**Directive:**
Go through the material below and count the lines with the string "this"; the number is the whole answer.

**Supplied material:**
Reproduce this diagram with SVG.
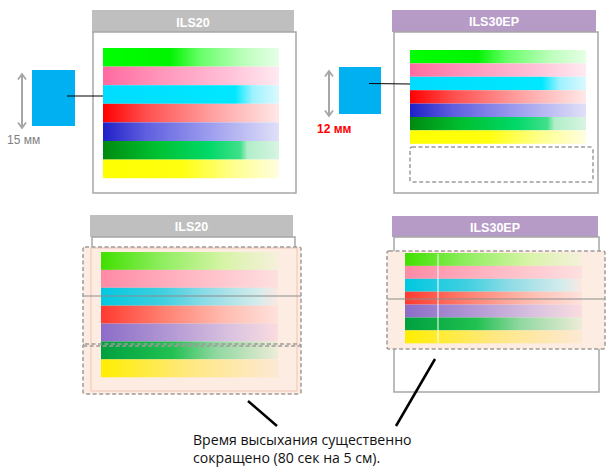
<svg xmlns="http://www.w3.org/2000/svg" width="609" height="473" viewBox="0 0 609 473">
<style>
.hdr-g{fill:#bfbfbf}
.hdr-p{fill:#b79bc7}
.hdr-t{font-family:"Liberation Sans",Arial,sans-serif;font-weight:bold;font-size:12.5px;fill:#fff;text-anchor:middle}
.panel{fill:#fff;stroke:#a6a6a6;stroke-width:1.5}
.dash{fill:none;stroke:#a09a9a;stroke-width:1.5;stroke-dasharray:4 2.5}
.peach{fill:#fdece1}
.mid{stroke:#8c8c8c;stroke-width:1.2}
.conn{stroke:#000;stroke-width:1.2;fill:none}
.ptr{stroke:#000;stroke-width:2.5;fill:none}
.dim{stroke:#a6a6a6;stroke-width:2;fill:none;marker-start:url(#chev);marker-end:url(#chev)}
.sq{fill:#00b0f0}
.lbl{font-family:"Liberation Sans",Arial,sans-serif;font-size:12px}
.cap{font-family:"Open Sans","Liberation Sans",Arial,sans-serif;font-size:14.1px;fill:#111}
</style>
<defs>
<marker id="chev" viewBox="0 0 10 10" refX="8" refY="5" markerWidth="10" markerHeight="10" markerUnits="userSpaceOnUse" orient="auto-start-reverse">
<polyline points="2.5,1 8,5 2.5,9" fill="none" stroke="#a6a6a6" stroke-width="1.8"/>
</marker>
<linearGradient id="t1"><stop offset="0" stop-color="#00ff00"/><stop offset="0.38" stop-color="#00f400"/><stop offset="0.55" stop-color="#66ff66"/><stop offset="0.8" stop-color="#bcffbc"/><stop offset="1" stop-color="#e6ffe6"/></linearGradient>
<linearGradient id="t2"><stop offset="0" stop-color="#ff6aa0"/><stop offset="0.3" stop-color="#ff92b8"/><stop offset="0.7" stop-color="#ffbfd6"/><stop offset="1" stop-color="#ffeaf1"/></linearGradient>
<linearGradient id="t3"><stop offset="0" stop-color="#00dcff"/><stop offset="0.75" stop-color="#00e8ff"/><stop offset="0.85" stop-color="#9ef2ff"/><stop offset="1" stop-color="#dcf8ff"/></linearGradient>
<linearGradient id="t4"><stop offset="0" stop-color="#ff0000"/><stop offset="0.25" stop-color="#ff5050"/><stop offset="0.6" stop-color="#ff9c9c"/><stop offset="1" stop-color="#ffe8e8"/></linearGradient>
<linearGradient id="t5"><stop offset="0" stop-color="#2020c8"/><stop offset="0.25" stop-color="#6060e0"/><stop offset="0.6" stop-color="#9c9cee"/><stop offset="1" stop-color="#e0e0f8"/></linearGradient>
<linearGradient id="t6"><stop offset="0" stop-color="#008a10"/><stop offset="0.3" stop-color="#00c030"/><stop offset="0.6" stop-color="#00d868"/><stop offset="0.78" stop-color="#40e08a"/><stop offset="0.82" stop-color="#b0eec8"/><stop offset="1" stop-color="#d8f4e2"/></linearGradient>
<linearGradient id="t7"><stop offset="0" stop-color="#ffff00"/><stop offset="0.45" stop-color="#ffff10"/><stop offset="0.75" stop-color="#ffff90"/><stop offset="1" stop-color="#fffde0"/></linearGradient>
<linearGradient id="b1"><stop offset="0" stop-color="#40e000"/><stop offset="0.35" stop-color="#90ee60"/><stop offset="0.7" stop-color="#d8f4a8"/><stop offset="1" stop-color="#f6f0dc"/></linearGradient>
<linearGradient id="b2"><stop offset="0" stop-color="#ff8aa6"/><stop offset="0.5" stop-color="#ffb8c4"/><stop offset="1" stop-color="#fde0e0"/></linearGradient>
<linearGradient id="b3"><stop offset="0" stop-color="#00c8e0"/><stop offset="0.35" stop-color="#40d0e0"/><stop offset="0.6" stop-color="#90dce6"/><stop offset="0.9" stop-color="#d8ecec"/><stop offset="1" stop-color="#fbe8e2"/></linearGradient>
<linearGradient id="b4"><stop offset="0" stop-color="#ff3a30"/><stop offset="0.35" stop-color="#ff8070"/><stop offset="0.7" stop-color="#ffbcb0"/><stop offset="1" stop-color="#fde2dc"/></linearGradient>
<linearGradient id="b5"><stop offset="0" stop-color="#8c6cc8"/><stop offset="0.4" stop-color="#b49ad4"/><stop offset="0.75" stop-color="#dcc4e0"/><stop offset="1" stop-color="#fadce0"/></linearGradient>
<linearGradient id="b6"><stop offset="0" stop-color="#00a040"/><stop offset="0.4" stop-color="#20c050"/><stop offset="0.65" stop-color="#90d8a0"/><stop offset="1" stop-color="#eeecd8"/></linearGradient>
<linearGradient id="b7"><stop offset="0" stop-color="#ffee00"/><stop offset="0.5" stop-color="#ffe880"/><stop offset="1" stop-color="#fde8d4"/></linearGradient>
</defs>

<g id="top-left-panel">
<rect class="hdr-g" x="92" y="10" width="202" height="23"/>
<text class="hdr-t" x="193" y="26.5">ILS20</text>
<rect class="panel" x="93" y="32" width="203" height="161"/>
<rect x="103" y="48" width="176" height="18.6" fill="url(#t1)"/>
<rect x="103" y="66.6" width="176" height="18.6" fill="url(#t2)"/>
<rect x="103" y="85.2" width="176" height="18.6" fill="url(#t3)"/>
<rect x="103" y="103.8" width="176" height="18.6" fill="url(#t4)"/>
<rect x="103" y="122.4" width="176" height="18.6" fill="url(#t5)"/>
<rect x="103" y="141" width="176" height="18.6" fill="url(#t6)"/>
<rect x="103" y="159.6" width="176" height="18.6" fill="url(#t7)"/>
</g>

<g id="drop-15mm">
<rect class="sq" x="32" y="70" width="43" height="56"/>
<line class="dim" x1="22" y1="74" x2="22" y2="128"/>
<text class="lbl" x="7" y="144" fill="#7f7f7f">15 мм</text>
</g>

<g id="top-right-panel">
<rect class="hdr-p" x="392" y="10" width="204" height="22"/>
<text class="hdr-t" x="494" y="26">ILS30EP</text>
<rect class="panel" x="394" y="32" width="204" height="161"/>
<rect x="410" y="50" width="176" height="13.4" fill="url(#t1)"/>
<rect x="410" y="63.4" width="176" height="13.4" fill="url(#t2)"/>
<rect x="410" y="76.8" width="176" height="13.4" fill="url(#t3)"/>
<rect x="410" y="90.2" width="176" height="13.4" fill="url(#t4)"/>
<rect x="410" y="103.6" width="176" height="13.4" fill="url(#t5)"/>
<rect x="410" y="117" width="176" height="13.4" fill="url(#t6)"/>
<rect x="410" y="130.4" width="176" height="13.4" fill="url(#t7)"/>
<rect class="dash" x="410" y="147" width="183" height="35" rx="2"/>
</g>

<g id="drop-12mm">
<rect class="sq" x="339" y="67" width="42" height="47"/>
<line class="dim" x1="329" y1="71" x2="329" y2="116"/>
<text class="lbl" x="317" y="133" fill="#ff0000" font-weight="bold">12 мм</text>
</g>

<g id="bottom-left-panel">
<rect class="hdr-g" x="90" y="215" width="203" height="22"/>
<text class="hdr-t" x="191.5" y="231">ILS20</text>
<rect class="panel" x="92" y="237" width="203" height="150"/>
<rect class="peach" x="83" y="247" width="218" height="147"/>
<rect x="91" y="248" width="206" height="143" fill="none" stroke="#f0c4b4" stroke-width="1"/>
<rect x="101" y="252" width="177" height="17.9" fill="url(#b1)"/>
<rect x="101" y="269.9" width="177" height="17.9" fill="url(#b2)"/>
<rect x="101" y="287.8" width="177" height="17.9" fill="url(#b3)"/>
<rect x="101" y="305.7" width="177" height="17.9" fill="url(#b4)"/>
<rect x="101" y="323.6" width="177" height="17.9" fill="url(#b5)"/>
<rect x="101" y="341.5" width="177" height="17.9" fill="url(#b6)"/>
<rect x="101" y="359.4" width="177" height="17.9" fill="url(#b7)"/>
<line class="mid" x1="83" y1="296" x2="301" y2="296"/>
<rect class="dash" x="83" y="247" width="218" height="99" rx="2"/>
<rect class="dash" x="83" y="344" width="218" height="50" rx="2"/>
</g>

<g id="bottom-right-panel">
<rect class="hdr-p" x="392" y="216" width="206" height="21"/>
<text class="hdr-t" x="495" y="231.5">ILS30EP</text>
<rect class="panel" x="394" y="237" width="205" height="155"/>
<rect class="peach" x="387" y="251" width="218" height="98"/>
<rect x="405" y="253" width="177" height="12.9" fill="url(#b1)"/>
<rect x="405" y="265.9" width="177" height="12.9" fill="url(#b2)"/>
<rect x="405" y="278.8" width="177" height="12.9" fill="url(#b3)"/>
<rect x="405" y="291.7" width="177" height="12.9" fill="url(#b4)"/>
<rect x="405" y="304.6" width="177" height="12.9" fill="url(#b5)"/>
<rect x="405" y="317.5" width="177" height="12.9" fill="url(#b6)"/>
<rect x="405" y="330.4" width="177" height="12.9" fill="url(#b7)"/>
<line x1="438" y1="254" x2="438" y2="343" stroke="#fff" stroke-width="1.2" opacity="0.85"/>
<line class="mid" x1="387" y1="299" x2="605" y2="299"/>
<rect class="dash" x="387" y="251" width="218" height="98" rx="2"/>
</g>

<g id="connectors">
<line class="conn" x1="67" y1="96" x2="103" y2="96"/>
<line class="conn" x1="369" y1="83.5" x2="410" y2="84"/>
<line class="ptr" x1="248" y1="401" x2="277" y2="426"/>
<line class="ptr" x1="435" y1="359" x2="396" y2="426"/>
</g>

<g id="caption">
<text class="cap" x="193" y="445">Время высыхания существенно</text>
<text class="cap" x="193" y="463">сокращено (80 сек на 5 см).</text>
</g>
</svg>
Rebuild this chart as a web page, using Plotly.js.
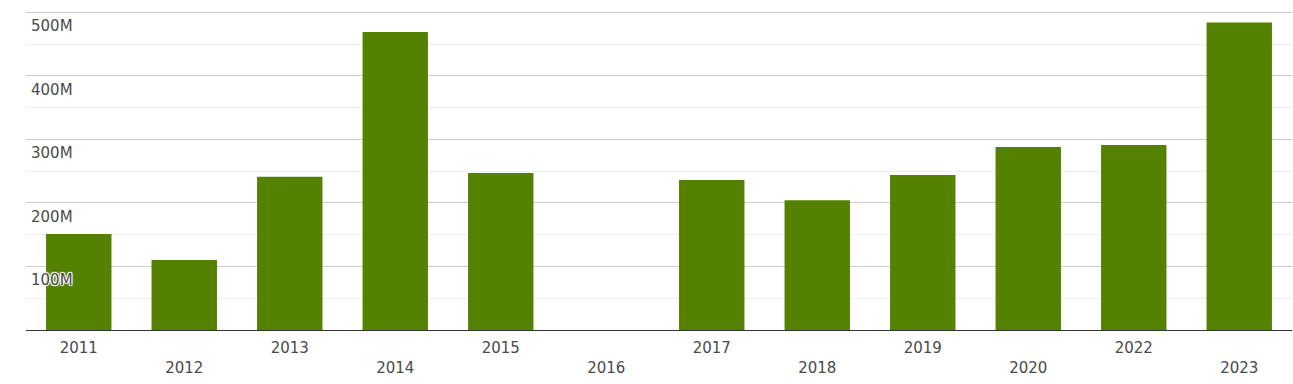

**The reply:**
2